While you may be tempted to hop on the treadmill and immediately get going on your workout, you'll have a much more effective training session if you take 5 minutes to go through a proper warm-up. Warm-ups are designed to wake up your nervous system and increase your body temperature and breathing rate so that your body is prepared to work at a higher workload. If you pass on your warm-up, the first few minutes of your workout won't burn as many calories or develop your cardiovascular system as effectively.

Begin each treadmill workout with a 3-minute walk at a relatively brisk pace - think 2.5 to 3 mph. Then, jog for 2 to 3 minutes at a slightly slower pace than you're your regular run. If you run at 5 mph, for example, set the pace at 4 or 4.5 mph for jogging.

Increase the Incline

When you're on a treadmill, the ground moves underneath you rather than your legs having to push off the ground to propel your forward. Running on a treadmill with no incline is similar to running slightly downhill outside. Studies have shown that heart rate doesn't increase to the same rate when running on a treadmill compared to running outside at the same pace.

You can help better mimic the stress of running outside by slightly upping the incline on the treadmill. An ideal incline for mimicking running outside is 1 to 2%. Begin with a 1% incline setting for your treadmill workouts and see how you feel. After a couple weeks of regularly working out at that setting, consider bumping up the incline to 2%.

Incorporate Intervals

Using treadmill intervals, rather than running at a steady pace, are more efficient for burning calories and boosting metabolism. Not only will you burn more calories during the actual workout, but also your metabolic rate remains elevated for the rest of the day, thereby burning even more calories even when you're at work or resting at home. Intervals, which involve regularly changing the speed throughout the session, are also effective at increasing running speed.

Interval workouts can be structured in many ways, but here's a simple interval session for those just starting out. This workout will be done at a set incline of 1%.

0-3 minute: jog at 4.5.
5-6 minute: jog at 5.0
6-7 minute: run at 6.0
7-8 minute: jog at 5.0
8-9 minute: run at 6.5
9-10 minute: walk briskly at 4.0

Repeat this structure three times for a complete 30-minute interval workout.

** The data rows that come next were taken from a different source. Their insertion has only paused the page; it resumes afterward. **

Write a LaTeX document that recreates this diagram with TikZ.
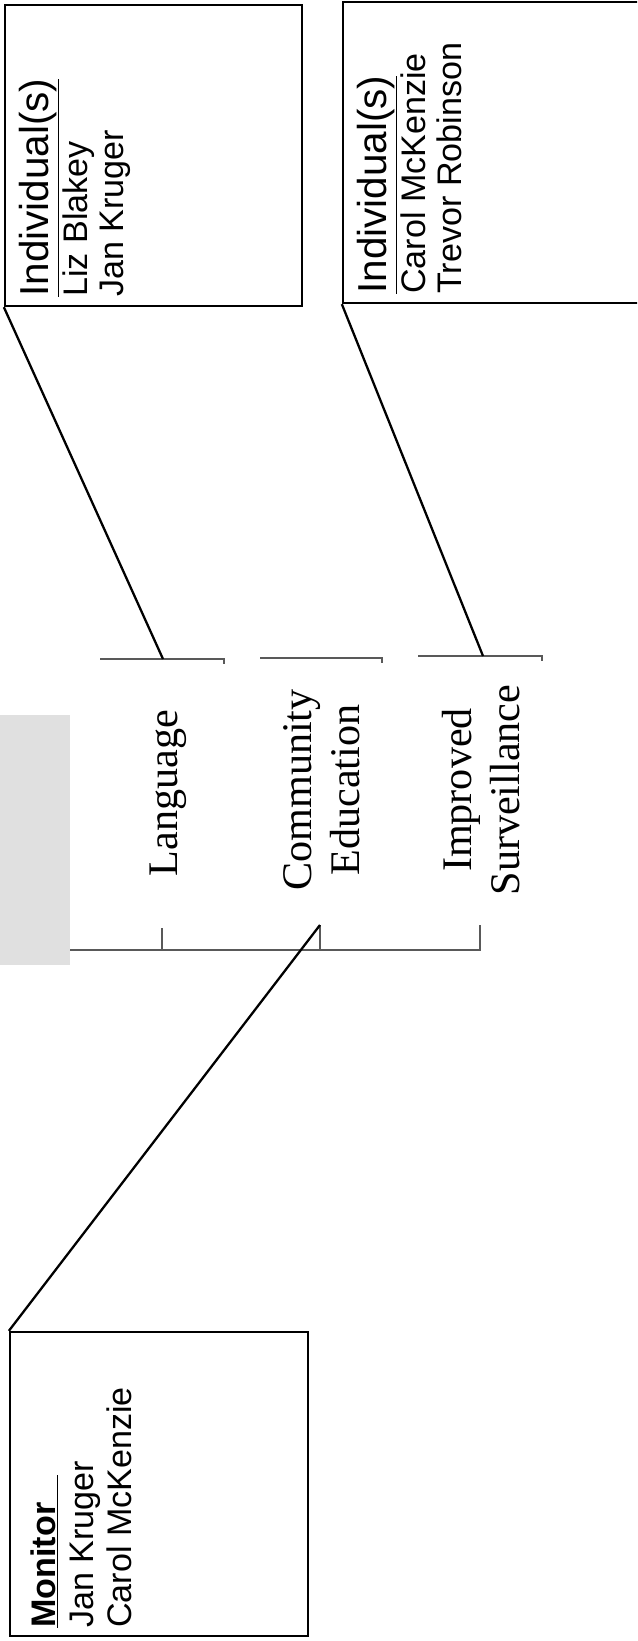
\documentclass[tikz,border=0pt]{standalone}
\usepackage{fontspec}
\setmainfont{Liberation Serif}
\setsansfont{Liberation Sans}
\usepackage{tikz}
\usetikzlibrary{fit}

\tikzset{
  box/.style={draw, line width=1.3pt, inner sep=0pt},
  link/.style={line width=1.3pt},
  bracket/.style={line width=0.8pt, black!65},
  boxhead/.style={rotate=90, anchor=base west, inner sep=0pt,
    font=\sffamily\fontsize{23}{26}\selectfont},
  person/.style={rotate=90, anchor=base west, inner sep=0pt,
    font=\sffamily\fontsize{19.4}{22}\selectfont},
  topic/.style={rotate=90, anchor=north, inner sep=0pt, align=center,
    font=\fontsize{24}{27.3}\selectfont}
}

\begin{document}
\begin{tikzpicture}[x=0.2mm, y=-0.2mm]
\useasboundingbox (0,0) rectangle (637,1641);
\clip (0,0) rectangle (637,1641);

% ---- shaded strip at left ----
\fill[black!12] (0,715) rectangle (70,965);

% ---- first individual box ----
\node[box, fit={(5,5) (302,306)}] (indivA) {};
\node[boxhead] (headA)  at (48,297)  {\underline{Individual(s)}};
\node[person]  (lizA)   at (87,297)  {Liz Blakey};
\node[person]  (janA)   at (123,297) {Jan Kruger};

% ---- second individual box ----
\node[box, fit={(343,2) (700,303)}] (indivB) {};
\node[boxhead] (headB)   at (386,294) {\underline{Individual(s)}};
\node[person]  (carolB)  at (425,294) {Carol McKenzie};
\node[person]  (trevorB) at (461,294) {Trevor Robinson};

% ---- monitor box ----
\node[box, fit={(10,1332) (308,1636)}] (monitor) {};
\node[person]  (headM)  at (55,1628)  {\underline{\textbf{Monitor}\hspace{0.8em}}};
\node[person]  (janM)   at (93,1628)  {Jan Kruger};
\node[person]  (carolM) at (131,1628) {Carol McKenzie};

% ---- topics ----
\node[topic] (language)     at (150,793) {Language};
\node[topic] (community)    at (283,790) {Community\\Education};
\node[topic] (surveillance) at (442,790) {Improved\\Surveillance};

% ---- brackets ----
\draw[bracket] (100,659) -- (224,659) -- (224,664);
\draw[bracket] (260,658) -- (382,658) -- (382,663);
\draw[bracket] (418,656) -- (542,656) -- (542,661);
\draw[bracket] (70,950) -- (480,950) -- (480,925);
\draw[bracket] (162,950) -- (162,928);
\draw[bracket] (320,950) -- (320,925);
\coordinate (langtop) at (163,659);
\coordinate (survtop) at (483,656);
\coordinate (commbot) at (320,925);

% ---- connectors ----
\draw[link] (indivA.south west) -- (langtop);
\draw[link] (indivB.south west) -- (survtop);
\draw[link] (monitor.north west) -- (commbot);
\end{tikzpicture}
\end{document}
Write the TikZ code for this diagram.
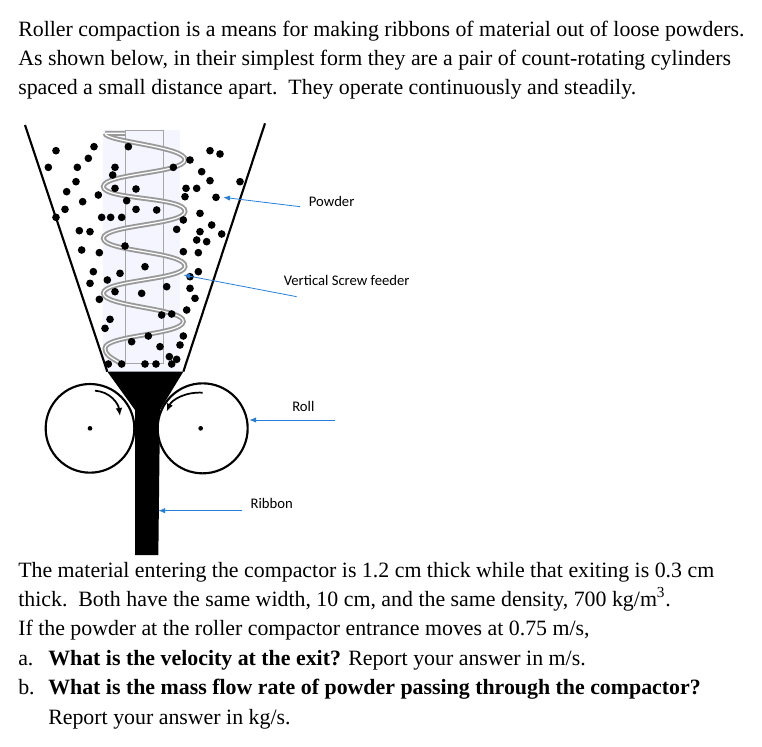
\documentclass[tikz,border=0pt]{standalone}
\usepackage{fontspec}
\setmainfont{Liberation Serif}
\newfontfamily\lblfont{Carlito}
\tikzset{
  txt/.style={anchor=base west,inner sep=0pt,font=\fontsize{16.4}{19}\selectfont},
  lbl/.style={inner sep=1pt,font=\lblfont\fontsize{11}{13}\selectfont},
  ptr/.style={draw=blue!50!cyan!70!gray,line width=0.6pt,-{Latex[length=5pt,width=4pt]}},
  dot/.style={fill=black},
}
\usetikzlibrary{arrows.meta}
\begin{document}
\begin{tikzpicture}[x=0.75pt,y=-0.75pt]
\useasboundingbox (0,0) rectangle (762,746);
\node[txt] (t1) at (18,36) {Roller compaction is a means for making ribbons of material out of loose powders.};
\node[txt] (t2) at (18,65) {As shown below, in their simplest form they are a pair of count-rotating cylinders};
\node[txt] (t3) at (18,94) {spaced a small distance apart.\ \ They operate continuously and steadily.};
\node[txt] (b1) at (18,577) {The material entering the compactor is 1.2 cm thick while that exiting is 0.3 cm};
\node[txt] (b2) at (18,606) {thick.\ \ Both have the same width, 10 cm, and the same density, 700 kg/m\textsuperscript{3}.};
\node[txt] (b3) at (18,635) {If the powder at the roller compactor entrance moves at 0.75 m/s,};
\node[txt] (b4a) at (18,665) {a.};
\node[txt] (b4) at (48,665) {\textbf{What is the velocity at the exit?} Report your answer in m/s.};
\node[txt] (b5a) at (18,694) {b.};
\node[txt] (b5) at (48,694) {\textbf{What is the mass flow rate of powder passing through the compactor?}};
\node[txt] (b6) at (48,724) {Report your answer in kg/s.};
\begin{scope}[shift={(20,110)},x=0.25pt,y=-0.25pt]
  % shaft
  \fill[blue!4] (250,60) rectangle (480,785);
  \draw[gray!70,line width=0.4pt] (315,60) rectangle (430,760);
  % helix
  \draw[gray!80,line width=1.4pt,double=white,double distance=0.9pt]
    (255,70) -- (315,70)
    (255,70) .. controls (255,95) and (500,110) .. (495,150)
    .. controls (490,190) and (250,190) .. (250,230)
    .. controls (250,270) and (500,260) .. (495,305)
    .. controls (490,345) and (250,345) .. (250,385)
    .. controls (250,425) and (500,425) .. (495,470)
    .. controls (490,510) and (250,510) .. (250,550)
    .. controls (250,590) and (495,595) .. (490,635)
    .. controls (485,675) and (255,675) .. (255,715)
    .. controls (255,740) and (290,750) .. (300,760);
  % dots
  \foreach \p in {(108,122),(222,110),(205,145),(325,110),(570,122),(600,132),(85,172),(172,172),(285,172),(510,150),(460,172),(545,185),(278,195),(168,215),(570,212),(660,215),(140,245),(235,255),(285,235),(348,237),(498,235),(530,235),(495,260),(588,262),(188,275),(320,272),(135,298),(348,298),(410,300),(540,310),(108,322),(245,322),(272,322),(305,322),(490,330),(575,345),(178,362),(210,365),(470,358),(540,365),(605,372),(530,390),(560,395),(315,408),(185,420),(238,428),(490,425),(535,428),(375,470),(220,485),(300,490),(535,485),(210,520),(262,510),(510,500),(285,545),(365,550),(440,530),(510,535),(238,568),(525,565),(270,628),(255,655),(425,615),(455,612),(500,600),(490,678),(480,705),(335,695),(385,678),(420,710),(448,740),(265,762),(305,762),(375,762),(408,762),(455,762),(470,748)}
    \fill[dot] \p circle (11.5);
  % funnel walls
  \coordinate (fl1) at (15,45); \coordinate (fl2) at (262,785);
  \coordinate (fr1) at (735,40); \coordinate (fr2) at (490,785);
  \draw[line width=1.6pt] (fl1) -- (fl2) (fr1) -- (fr2);
  % compacted material
  \fill[black] (262,785) -- (490,785) -- (420,900) -- (415,1335) -- (345,1335) -- (345,900) -- cycle;
  % rolls
  \draw[line width=1.6pt,fill=white] (210,955) circle (133);
  \draw[line width=1.6pt,fill=white] (548,955) circle (135);
  \fill (210,955) circle (7); \fill (542,955) circle (7);
  \draw[line width=1.3pt,-{Latex[length=6pt,width=5pt]}] (225,842) .. controls (270,845) and (295,880) .. (300,918);
  \draw[line width=1.3pt,-{Latex[length=6pt,width=5pt]}] (548,848) .. controls (495,845) and (455,870) .. (440,905);
  % labels
  \node[lbl] (powder) at (935,275) {Powder};
  \coordinate (pw) at (840,290); \coordinate (pwt) at (610,262);
  \draw[ptr] (pw) -- (pwt);
  \node[lbl] (screw) at (980,510) {Vertical Screw feeder};
  \coordinate (sc) at (830,560); \coordinate (sct) at (490,495);
  \draw[ptr] (sc) -- (sct);
  \node[lbl] (roll) at (850,890) {Roll};
  \coordinate (rl) at (945,930); \coordinate (rlt) at (688,930);
  \draw[ptr] (rl) -- (rlt);
  \node[lbl] (ribbon) at (755,1180) {Ribbon};
  \coordinate (rb) at (665,1202); \coordinate (rbt) at (415,1202);
  \draw[ptr] (rb) -- (rbt);
\end{scope}
\end{tikzpicture}
\end{document}
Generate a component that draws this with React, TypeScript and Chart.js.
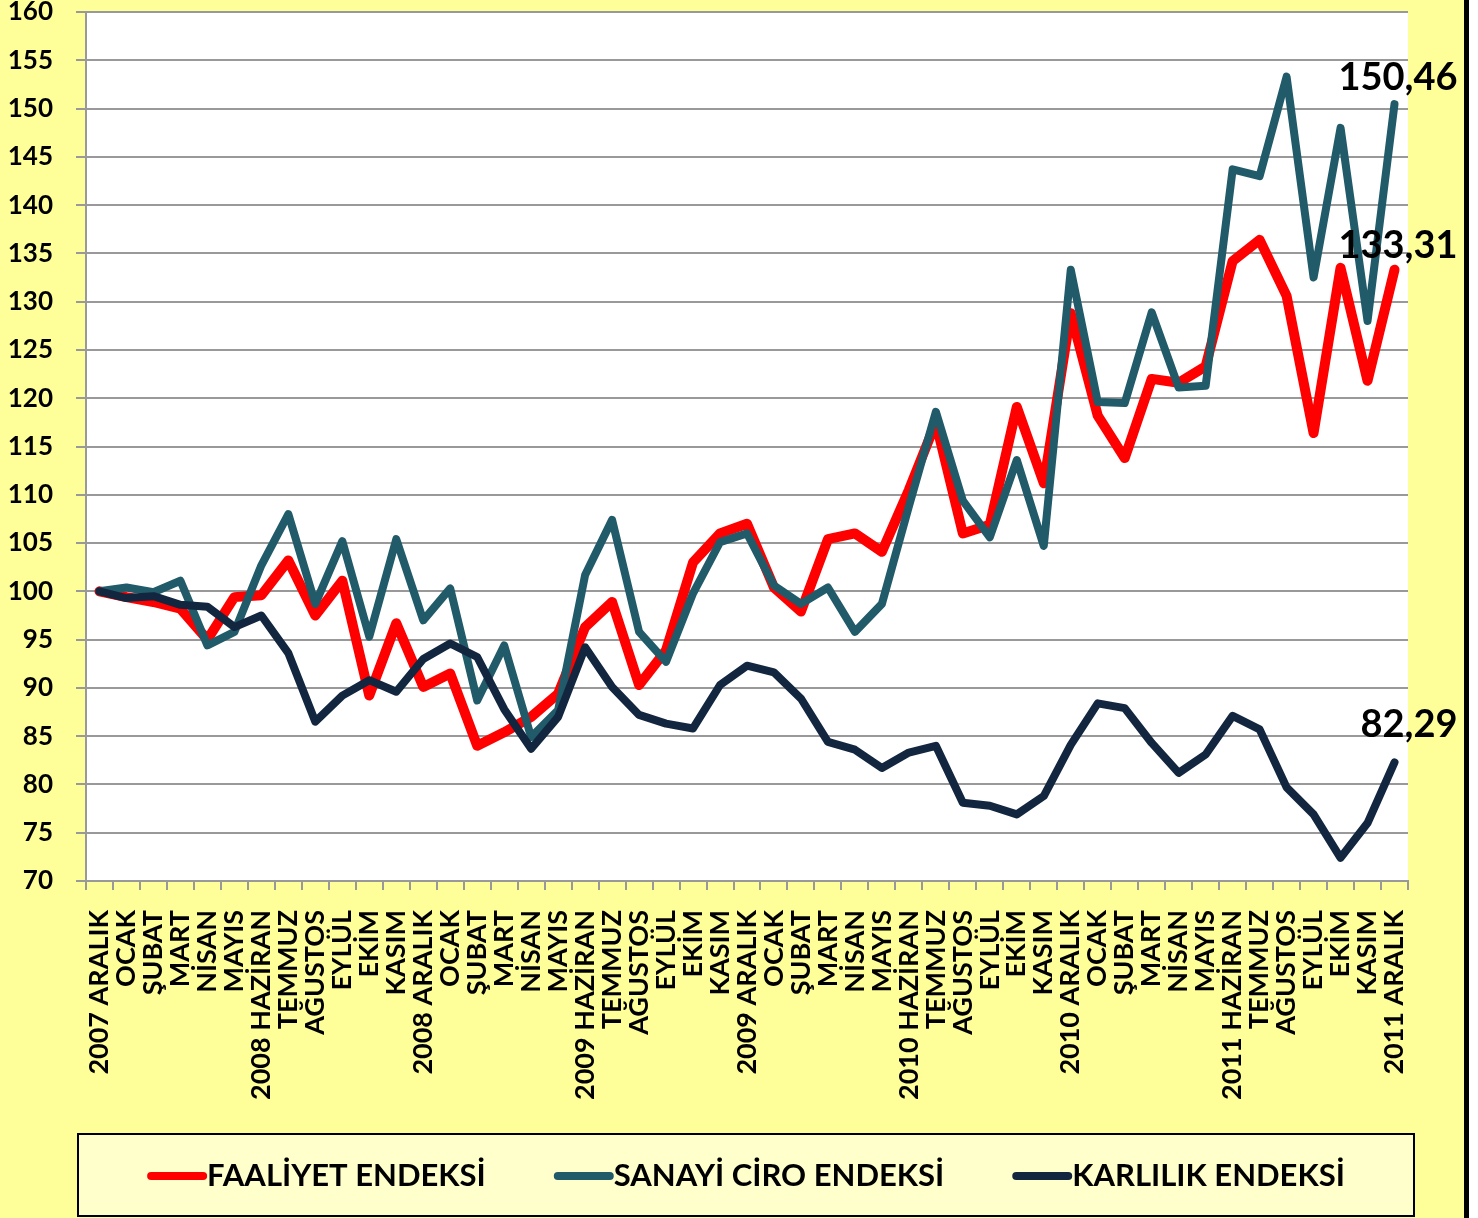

Gradually Increase Your Speed

On the days you're not completing intervals, boost the number of calories burned by gradually increasing your treadmill speed throughout your training session. Running faster burns more calories, but you won't be able to maintain a fast speed the entire workout. After your warm-up, begin your treadmill workout with a brisk walk at 4.0. Every three to five minutes, increase your speed slightly, like a 0.5 to 1 mph bump, so that you finish your session running near your top speed.

Finish with a Burner

Many treadmill fans do prefer to maintain a steady pace throughout their workout because they feel like they can zone out. If you're someone who prefers the treadmill because it can be methodic and mind tranquilizing and aren't interested in fussing with intervals or worrying about gradually increasing the speed, consider adding in a burner at the end of your workout. A burner is a short, high-intensity bout of exercise tacked onto your workout. They have been shown to effectively increase metabolic rate, thereby supporting the reaching and maintaining of a healthy body fat percentage, and can also boost mental toughness.

After you finish your steady-state treadmill workout, add on three to five minutes of a mix of high-intensity sprints and high-incline walks. For the first minute, increase the speed on the treadmill to an intensity that requires you to sprint. For the second minute, slow down the speed to 4.0 mph, but increase the incline to 5.0%. For the final minute, flatten out the treadmill incline and bump up your speed again to a sprint.

Once you're finished with the burner, reduce the speed on the treadmill to 2.5 to 3 mph and walk for 3 to 5 minutes to allow your body to safely and properly cool down to resting levels.